We now make the entries below the leading 1 in the second column equal to zero using these operations:

$$R_3 \leftarrow R_3 - 3R_2$$

$$R_4 \leftarrow R_4 + 2R_2$$

$$\begin{bmatrix} 1 & 1 & 1 & 1 & | & 6 \\ 0 & 1 & 4 & 2 & | & 18 \\ 0 & 0 & -8 & -3 & | & -40 \\ 0 & 0 & 11 & 5 & | & 55 \end{bmatrix}$$

**step6 Obtain a Leading 1 in the Third Row**

To achieve a leading 1 in the third row, we multiply the third row by $$-\frac{1}{8}$$. This will help us proceed towards the row echelon form.

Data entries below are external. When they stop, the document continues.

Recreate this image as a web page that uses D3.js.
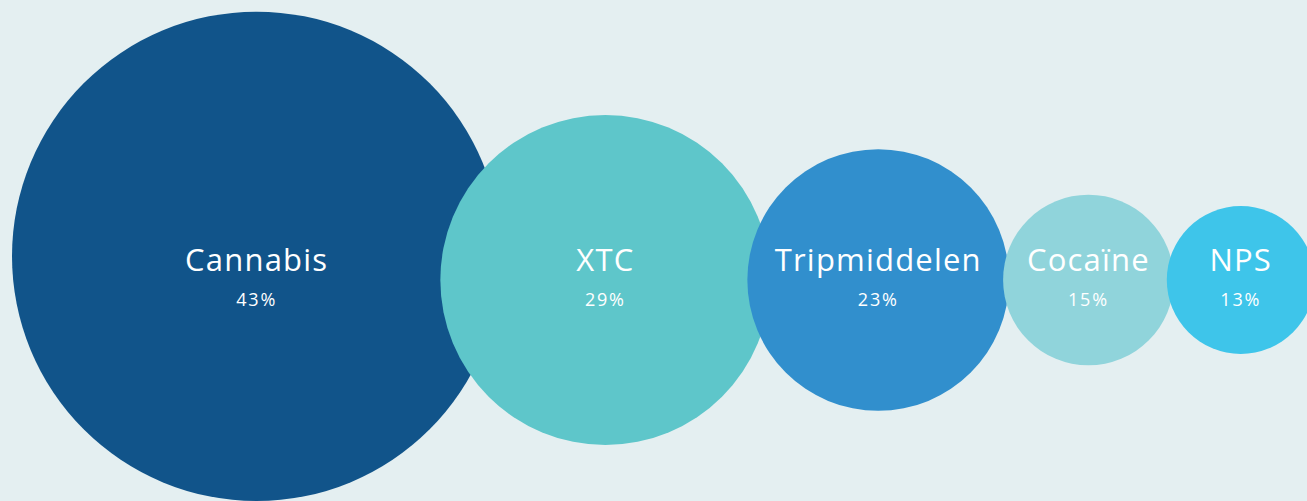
<!DOCTYPE html>
<html>
<head>
<meta charset="utf-8">
<script src="https://cdn.jsdelivr.net/npm/d3@7"></script>
<style>
  html, body { margin: 0; padding: 0; background: #e4eff1; }
  svg { display: block; }
</style>
</head>
<body>
<svg width="1307" height="501"></svg>
<script>
// data
const categories = ['Cannabis', 'XTC', 'Tripmiddelen', 'Cocaïne', 'NPS'];
const shares = [43, 29, 23, 15, 13];
const colors = ['#11548a', '#5ec6ca', '#318fcd', '#90d4db', '#3ec5ea'];

function plot() {
  const width = 1307;
  const height = 501;
  const leftEdge = 12;
  const centerY = 280;
  // how much each bubble slides over the previous one
  const overlaps = [0, 61, 23, 6, 7];

  const rScale = d3.scaleLinear()
      .domain([0, 100])
      .range([0, 569]);

  const data = categories.map((c, i) => ({ name: c, value: shares[i], color: colors[i] }));

  let prevX = null, prevR = 0;
  data.forEach((d, i) => {
    d.r = rScale(d.value);
    d.x = prevX === null ? leftEdge + d.r : prevX + prevR + d.r - overlaps[i];
    d.y = Math.min(centerY, height - d.r);
    prevX = d.x;
    prevR = d.r;
  });

  const svg = d3.select('svg');
  svg.append('rect')
      .attr('width', width)
      .attr('height', height)
      .style('fill', '#e4eff1');

  svg.selectAll('circle.bubble')
      .data(data)
      .enter()
      .append('circle')
      .attr('class', 'bubble')
      .attr('cx', d => d.x)
      .attr('cy', d => d.y)
      .attr('r', d => d.r)
      .style('fill', d => d.color);

  const labels = svg.selectAll('g.label')
      .data(data)
      .enter()
      .append('g')
      .attr('class', 'label')
      .attr('transform', d => `translate(${d.x}, 0)`);
  labels.append('text')
      .attr('y', 271)
      .attr('text-anchor', 'middle')
      .style('font-family', '"Open Sans", sans-serif')
      .style('font-size', '31px')
      .style('letter-spacing', '1.2px')
      .style('fill', '#ffffff')
      .text(d => d.name);
  labels.append('text')
      .attr('y', 306)
      .attr('text-anchor', 'middle')
      .style('font-family', '"Open Sans", sans-serif')
      .style('font-size', '18px')
      .style('letter-spacing', '1.8px')
      .style('fill', '#ffffff')
      .text(d => d.value + '%');
}

plot();
</script>
</body>
</html>
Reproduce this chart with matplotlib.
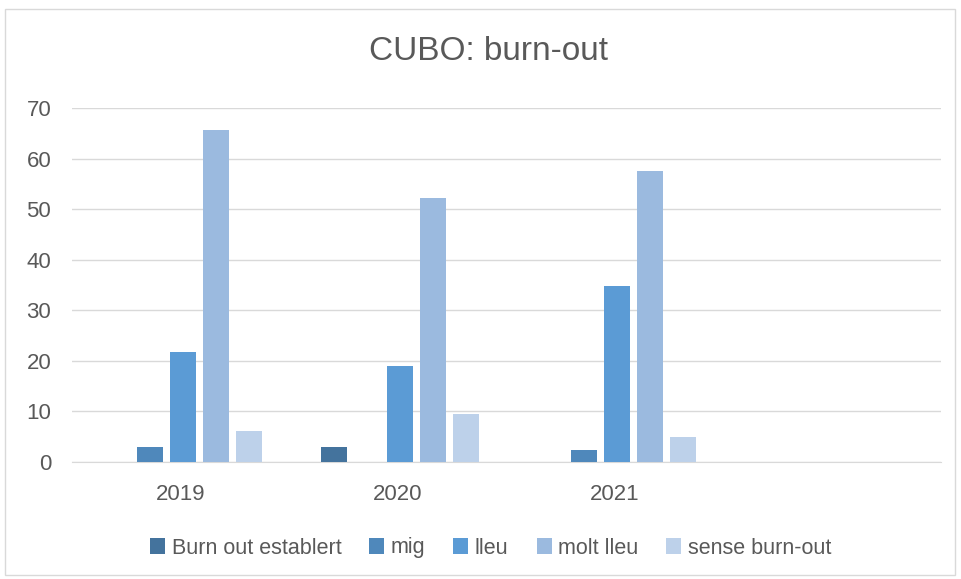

$$R_3 \leftarrow -\frac{1}{8}R_3$$

$$\begin{bmatrix} 1 & 1 & 1 & 1 & | & 6 \\ 0 & 1 & 4 & 2 & | & 18 \\ 0 & 0 & 1 & \frac{3}{8} & | & 5 \\ 0 & 0 & 11 & 5 & | & 55 \end{bmatrix}$$

**step7 Eliminate Entry Below the Leading 1 in the Third Column**

We make the entry below the leading 1 in the third column zero by performing the following row operation:

$$R_4 \leftarrow R_4 - 11R_3$$

$$\begin{bmatrix} 1 & 1 & 1 & 1 & | & 6 \\ 0 & 1 & 4 & 2 & | & 18 \\ 0 & 0 & 1 & \frac{3}{8} & | & 5 \\ 0 & 0 & 0 & \frac{7}{8} & | & 0 \end{bmatrix}$$

**step8 Obtain a Leading 1 in the Fourth Row**

Finally, to complete the row echelon form, we multiply the fourth row by $$\frac{8}{7}$$ to get a leading 1.

$$R_4 \leftarrow \frac{8}{7}R_4$$

$$\begin{bmatrix} 1 & 1 & 1 & 1 & | & 6 \\ 0 & 1 & 4 & 2 & | & 18 \\ 0 & 0 & 1 & \frac{3}{8} & | & 5 \\ 0 & 0 & 0 & 1 & | & 0 \end{bmatrix}$$

**step9 Use Back-Substitution to Find the Solution**

The matrix is now in row echelon form. We can convert it back into a system of equations and solve using back-substitution, starting from the last equation.

$$\begin{array}{l} x + y + z + w = 6 \\ y + 4z + 2w = 18 \\ z + \frac{3}{8}w = 5 \\ w = 0 \end{array}$$

From the fourth equation, we have:

$$w = 0$$

Substitute $$w=0$$ into the third equation:

$$z + \frac{3}{8}(0) = 5 \implies z = 5$$

Substitute $$w=0$$ and $$z=5$$ into the second equation:

$$y + 4(5) + 2(0) = 18 \implies y + 20 = 18 \implies y = -2$$

Substitute $$w=0$$, $$z=5$$, and $$y=-2$$ into the first equation:

$$x + (-2) + 5 + 0 = 6 \implies x + 3 = 6 \implies x = 3$$

Thus, the solution to the system of equations is x=3, y=-2, z=5, and w=0.